Feedback From the Garage Crew

“Silas, I finally ditched the 2×4 after reading your advice. I bought one of the tripod stands you recommended, and it’s a game-changer. I was working on my timing belt, and having total, unobstructed access without a prop rod in my way made the job so much easier. Felt way safer, too.”

Dave, my weekend project buddy.

“I always thought a hood stand was a hood stand. But your tip about checking the weld quality and the padded head was spot on. The one I got is built like a tank, and the rubber cradle is perfect. No more worrying about scratching the paint on my Mustang’s hood. Thanks, man!”

Maria, a fellow car club member.

Frequently Asked Questions

What is the best material for a car hood stand?

For most users, powder-coated steel offers the best blend of strength, durability, and cost-effectiveness. It can handle heavy loads and resist rust and corrosion in a typical garage environment.

How much weight should a hood stand support?

A good rule of thumb is to look for a stand with a minimum weight capacity of 50 lbs (approx. 23 kg). This provides a significant safety margin for almost all passenger car and light truck hoods.

Can I use a hood stand for other car parts?

Absolutely.
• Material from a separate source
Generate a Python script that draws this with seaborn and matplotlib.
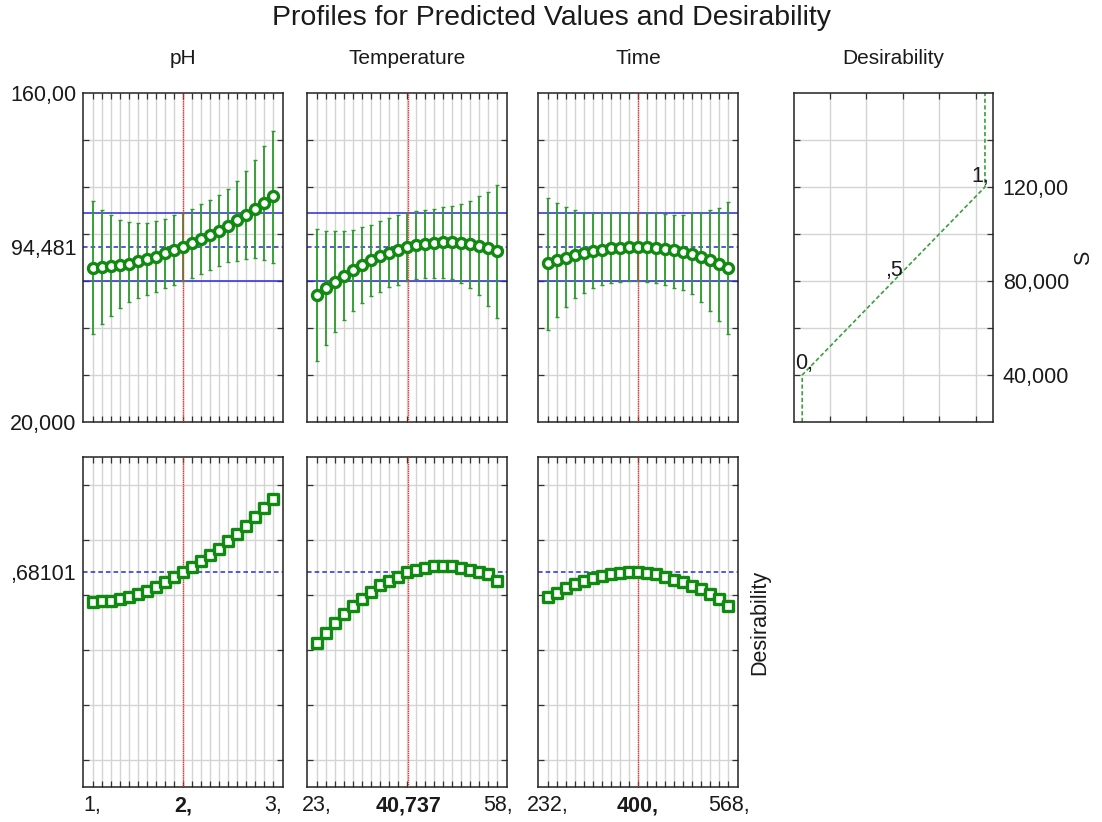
import matplotlib
matplotlib.use("Agg")
import matplotlib.pyplot as plt
import seaborn as sns
import pandas as pd

# ---------------- data ----------------
ph_x = [1.0, 1.1, 1.2, 1.3, 1.4, 1.5, 1.6, 1.7, 1.8, 1.9, 2.0,
        2.1, 2.2, 2.3, 2.4, 2.5, 2.6, 2.7, 2.8, 2.9, 3.0]
temp_x = [23, 24.75, 26.5, 28.25, 30, 31.75, 33.5, 35.25, 37, 38.75, 40.5,
          42.25, 44, 45.75, 47.5, 49.25, 51, 52.75, 54.5, 56.25, 58]
time_x = [232, 248.8, 265.6, 282.4, 299.2, 316, 332.8, 349.6, 366.4, 383.2, 400,
          416.8, 433.6, 450.4, 467.2, 484, 500.8, 517.6, 534.4, 551.2, 568]

ph_s = [85.6, 85.9, 86.2, 86.8, 87.4, 88.3, 89.2, 90.4, 91.8, 93.1, 94.5,
        96.0, 97.7, 99.5, 101.4, 103.5, 105.8, 108.2, 110.8, 113.2, 116.0]
ph_lo = [57.4, 61.7, 65.0, 68.3, 71.0, 72.6, 74.0, 75.4, 76.9, 78.3, 80.0,
         81.1, 83.1, 84.6, 86.4, 87.9, 88.6, 89.3, 89.6, 88.9, 87.6]
ph_hi = [114.0, 110.3, 107.9, 106.0, 105.0, 104.6, 104.6, 105.4, 106.4, 107.9, 109.0,
         110.7, 112.6, 114.6, 116.4, 119.3, 122.4, 126.9, 131.7, 137.4, 144.0]

temp_s = [74.0, 77.0, 79.7, 82.3, 84.7, 86.9, 88.8, 90.5, 92.0, 93.3, 94.5,
          95.3, 95.9, 96.3, 96.5, 96.4, 96.1, 95.6, 94.9, 94.0, 92.8]
temp_lo = [46.0, 52.9, 58.3, 63.6, 67.4, 70.7, 73.6, 75.4, 77.4, 78.3, 80.0,
           80.7, 81.1, 81.1, 81.1, 80.7, 79.0, 76.9, 73.9, 69.3, 64.3]
temp_hi = [102.1, 101.1, 101.1, 101.4, 101.9, 103.1, 104.0, 105.4, 106.9, 107.9, 109.0,
           109.7, 110.3, 110.7, 111.3, 112.1, 112.7, 114.0, 116.1, 117.9, 120.7]

time_s = [87.6, 88.8, 89.9, 91.0, 91.9, 92.7, 93.4, 93.9, 94.2, 94.4, 94.5,
          94.4, 94.1, 93.7, 93.1, 92.3, 91.3, 90.2, 88.9, 87.4, 85.7]
time_lo = [59.3, 64.7, 68.9, 72.9, 75.0, 77.0, 78.1, 79.3, 79.7, 80.0, 80.0,
           79.7, 79.3, 78.1, 77.1, 76.0, 74.3, 71.0, 67.4, 62.9, 57.6]
time_hi = [115.4, 113.1, 111.7, 110.3, 109.1, 109.1, 109.1, 109.1, 109.1, 109.1, 109.0,
           109.1, 108.9, 108.3, 107.9, 107.9, 108.9, 109.1, 110.0, 111.1, 113.6]

ph_d = [0.572, 0.575, 0.578, 0.585, 0.591, 0.602, 0.611, 0.629, 0.646, 0.665, 0.681,
        0.700, 0.721, 0.742, 0.766, 0.793, 0.819, 0.850, 0.882, 0.915, 0.948]
temp_d = [0.423, 0.459, 0.496, 0.529, 0.560, 0.584, 0.609, 0.634, 0.648, 0.663, 0.681,
          0.690, 0.695, 0.703, 0.704, 0.703, 0.698, 0.690, 0.681, 0.673, 0.650]
time_d = [0.590, 0.606, 0.625, 0.638, 0.650, 0.660, 0.669, 0.673, 0.679, 0.681, 0.681,
          0.679, 0.673, 0.665, 0.653, 0.644, 0.631, 0.619, 0.603, 0.584, 0.560]

factors = ["pH", "Temperature", "Time"]
current_x = [2.0, 40.737, 400.0]
x_tick_labels = [["1,", "2,", "3,"], ["23,", "40,737", "58,"], ["232,", "400,", "568,"]]
x_tick_values = [[1.0, 2.0, 3.0], [23, 40.737, 58], [232, 400, 568]]
s_current, s_lower, s_upper = 94.481, 80.0, 109.0
d_current = 0.68101
s_tick_values = [20.0, 94.481, 160.0]
s_tick_labels = ["20,000", "94,481", "160,00"]

desir_s = [20.0, 40.0, 120.0, 160.0]
desir_d = [0.0, 0.0, 1.0, 1.0]
desir_tick_values = [40.0, 80.0, 120.0]
desir_tick_labels = ["40,000", "80,000", "120,00"]
desir_point_labels = ["0,", ",5", "1,"]

# ---------------- style ----------------
sns.set_style("white")
plt.rcParams["font.family"] = ["Liberation Sans", "DejaVu Sans"]

W, H = 1102, 822
fig = plt.figure(figsize=(W / 100, H / 100), dpi=100)

def rect(x0, y0, x1, y1):
    return [x0 / W, 1 - y1 / H, (x1 - x0) / W, (y1 - y0) / H]

GREEN = "#108a10"
EBAR = "#2e9a2e"
GRID = "#d4d4d4"
BLUE = "#2a2ad8"
RED = "#e83030"
TXT = "#1a1a1a"
FS = 15.5

cols = [(83, 283), (307, 507), (538, 738)]
top_y = (93, 422)
bot_y = (457, 787)

xs = [ph_x, temp_x, time_x]
ss = [ph_s, temp_s, time_s]
los = [ph_lo, temp_lo, time_lo]
his = [ph_hi, temp_hi, time_hi]
ds = [ph_d, temp_d, time_d]


def style_axes(ax):
    ax.xaxis.remove_overlapping_locs = False
    ax.yaxis.remove_overlapping_locs = False
    for sp in ax.spines.values():
        sp.set_color("#222222")
        sp.set_linewidth(1.1)
    ax.grid(True, which="major", color=GRID, linewidth=1.0)
    ax.grid(False, which="minor")
    ax.set_axisbelow(True)
    ax.tick_params(which="major", direction="in", length=4, width=0.9,
                   top=True, right=True, bottom=True, left=True,
                   labelbottom=False, labelleft=False, color="#333333")
    ax.tick_params(which="minor", length=0, labelsize=FS, labelcolor=TXT)
    ax.set_xlabel("")
    ax.set_ylabel("")


for i in range(3):
    x = xs[i]
    step = x[1] - x[0]
    xlim = (x[0] - 1.05 * step, x[-1] + 1.05 * step)

    # ---- top: predicted S ----
    ax = fig.add_axes(rect(cols[i][0], top_y[0], cols[i][1], top_y[1]))
    ax.errorbar(x, ss[i], yerr=[[s - l for s, l in zip(ss[i], los[i])],
                                [h - s for s, h in zip(ss[i], his[i])]],
                fmt="none", ecolor=EBAR, elinewidth=1.3, capsize=1.2,
                capthick=1.0, zorder=3)
    df = pd.DataFrame({"x": x, "s": ss[i]})
    sns.scatterplot(data=df, x="x", y="s", ax=ax, marker="o", s=52,
                    facecolor="white", edgecolor=GREEN, linewidth=2.4, zorder=5)
    ax.axhline(s_upper, color=BLUE, lw=1.1, zorder=2)
    ax.axhline(s_lower, color=BLUE, lw=1.1, zorder=2)
    ax.axhline(s_current, color=BLUE, lw=1.1, ls=(0, (3, 2)), zorder=2)
    ax.axvline(current_x[i], color=RED, lw=1.0, ls=(0, (1, 0.6)), zorder=4)
    ax.set_xlim(*xlim)
    ax.set_ylim(20, 160)
    ax.set_xticks(x)
    ax.set_yticks([40, 60, 80, 100, 120, 140])
    style_axes(ax)
    if i == 0:
        ax.set_yticks(s_tick_values, minor=True)
        ax.set_yticklabels(s_tick_labels, minor=True)
        ax.tick_params(which="minor", axis="y", pad=5, labelleft=True)
    fig.text((cols[i][0] + cols[i][1]) / 2 / W, 1 - 58 / H, factors[i],
             ha="center", va="center", fontsize=15, color=TXT)

    # ---- bottom: desirability ----
    ax2 = fig.add_axes(rect(cols[i][0], bot_y[0], cols[i][1], bot_y[1]))
    df2 = pd.DataFrame({"x": x, "d": ds[i]})
    sns.scatterplot(data=df2, x="x", y="d", ax=ax2, marker="s", s=42,
                    facecolor="white", edgecolor=GREEN, linewidth=2.4, zorder=5)
    ax2.axhline(d_current, color=BLUE, lw=1.1, ls=(0, (3, 2)), zorder=2)
    ax2.axvline(current_x[i], color=RED, lw=1.0, ls=(0, (1, 0.6)), zorder=4)
    ax2.set_xlim(*xlim)
    ax2.set_ylim(-0.1, 1.1)
    ax2.set_xticks(x)
    ax2.set_yticks([0.0, 0.2, 0.4, 0.6, 0.8, 1.0])
    style_axes(ax2)
    ax2.set_xticks(x_tick_values[i], minor=True)
    labs = ax2.set_xticklabels(x_tick_labels[i], minor=True)
    ax2.tick_params(which="minor", axis="x", pad=6, labelbottom=True)
    if len(labs) > 1:
        labs[1].set_fontweight("bold")
    if i == 0:
        ax2.set_yticks([d_current], minor=True)
        ax2.set_yticklabels([",68101"], minor=True)
        ax2.tick_params(which="minor", axis="y", pad=5, labelleft=True)

# ---- desirability function panel ----
ax3 = fig.add_axes(rect(794, top_y[0], 993, top_y[1]))
df3 = pd.DataFrame({"d": desir_d, "s": desir_s})
sns.lineplot(data=df3, x="d", y="s", ax=ax3, sort=False, estimator=None,
             color="#3aa03a", lw=1.2, ls=(0, (2.5, 1.5)))
ax3.set_xlim(-0.045, 1.044)
ax3.set_ylim(20, 160)
ax3.set_xticks([0.15, 0.35, 0.55, 0.75, 0.95])
ax3.set_yticks([40, 60, 80, 100, 120, 140])
style_axes(ax3)
ax3.set_yticks(desir_tick_values, minor=True)
ax3.set_yticklabels(desir_tick_labels, minor=True)
ax3.tick_params(which="minor", axis="y", left=False, right=True,
                labelleft=False, labelright=True, pad=7)
ax3.text(-0.037, 40.5, desir_point_labels[0], ha="left", va="bottom",
         fontsize=FS, color=TXT)
ax3.text(0.5, 84.3, desir_point_labels[1], ha="center", va="center",
         fontsize=FS, color=TXT)
ax3.text(0.975, 124.5, desir_point_labels[2], ha="center", va="center",
         fontsize=FS, color=TXT)
fig.text(893.5 / W, 1 - 58 / H, "Desirability", ha="center", va="center",
         fontsize=15, color=TXT)
fig.text(1084 / W, 1 - 258 / H, "S", ha="center", va="center",
         fontsize=FS, rotation=90, color=TXT)
fig.text(760 / W, 1 - 622 / H, "Desirability", ha="center", va="center",
         fontsize=FS, rotation=90, color=TXT)

fig.text(552 / W, 1 - 18 / H, "Profiles for Predicted Values and Desirability",
         ha="center", va="center", fontsize=20.5, color=TXT)

fig.savefig("out.png", dpi=100, facecolor="white")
A quality stand with a versatile, padded support head is an excellent tool for holding doors, trunk lids, hatchbacks, and even bumpers during repairs, prep, or painting.

How do I safely position a hood stand?

Always place the stand on a flat, level, and solid surface. Position it directly under a strong structural point of the hood, not on the flimsy outer skin. Ensure the locking pin is fully engaged before slowly transferring the weight.